The members of the ASU meat judging team do just the opposite.
The team is full of students who take an in-depth look and analyze the carcasses of animals.
While that skill can be helpful when picking out cuts of meat from the local grocery store, the team’s experience goes far beyond the meat locker.
“One of the main reasons why we try to promote these judging teams is that they learn outside of the actual judging concepts,” said Dr. Kirk Braden, assistant professor of Agriculture. “Those would be things that are basically for career preparation: time management, problem solving skills and decision making skills, making industry connections and how to communicate; all of those basic functions that you have to have in a productive career.”
Junior Kylee Weerland is a testament to the character-building the meat judging team presents.
She said she holds a 4.0 GPA and is involved in nearly five different on-campus organizations.
“Being on the team has reinforced how much being successful means to me,” Weerland said. “It has given me the extra push to work harder when it comes to time management and focusing on my classes.”
Members of this team have traveled all over the state and the country to participate in contests.
All of this traveling puts pressure on team members to keep their lives in order so they can be successful as students and meat judges.
“I have really learned to balance everything, and it teaches you real quick to grow up,” junior Darren Seidel said. “You have got to take on these responsibilities head-on; you have got to be able to balance what you are going to do as far as priorities.”
The team has traveled all around the country but have been mostly focused in the Midwest, in states such as Nebraska, South Dakota and Iowa, Seidel said.

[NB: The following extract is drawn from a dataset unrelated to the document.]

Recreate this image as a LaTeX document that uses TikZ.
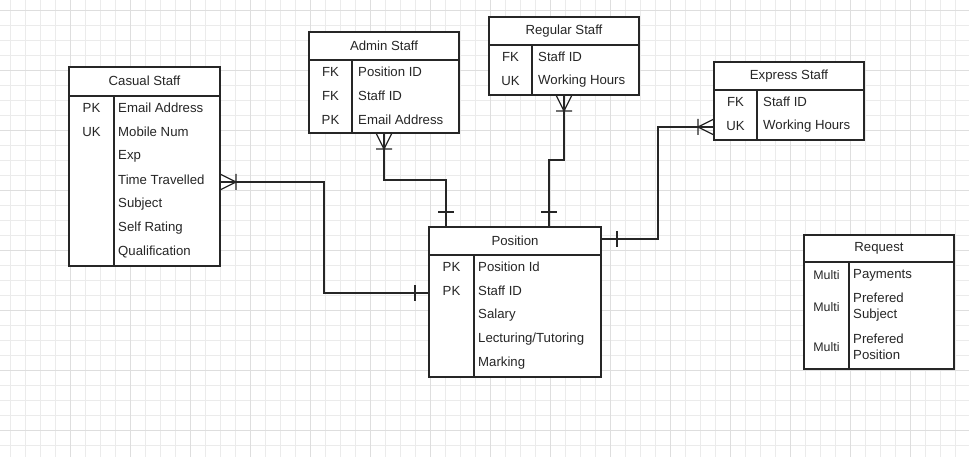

This is only the sixth team ASU has ever fielded in meat judging competitions, Braden said.
“Meat judging predates World War II,” Braden said. “ASU is the newest entrant in the senior college division.”
At competitions, the team judges beef carcasses, pork carcasses and lamb carcasses.
A perfect score for an entire team at any competition is 4,600 points.
ASU scored a total of 3,960 points in their last meet. The only other teams to score higher were Texas Tech (4,074 points) Oklahoma State (4,019 points) and Kansas State University (4,003) points.
The senior college division is made up of primarily division one schools, such as Texas A&M and Texas Tech, Braden said.
“The opportunities to compete against bigger schools make you push yourself and make you want to represent Angelo State to where D1 schools open their eyes,” Seidel said.
Weerland said one competition in particular was her personal favorite moment with the team.
“One of my personal high points with the team was winning the Southeastern Contest, Weerland said. “It was an awesome feeling to know that all of our hard work paid off and the time was well spent practicing.”
The ASU Meat Judging Team will compete next in the High Plains competition on Nov. 4.
While the team is housed primarily within the Agriculture Department, Braden said he wants his team to highly represent not only his department, but the entire university.
“Our slogan is ‘building a culture of distinction,’” Braden said. “And that is really what we want to do. We want to build a culture of distinction for the program and the university.”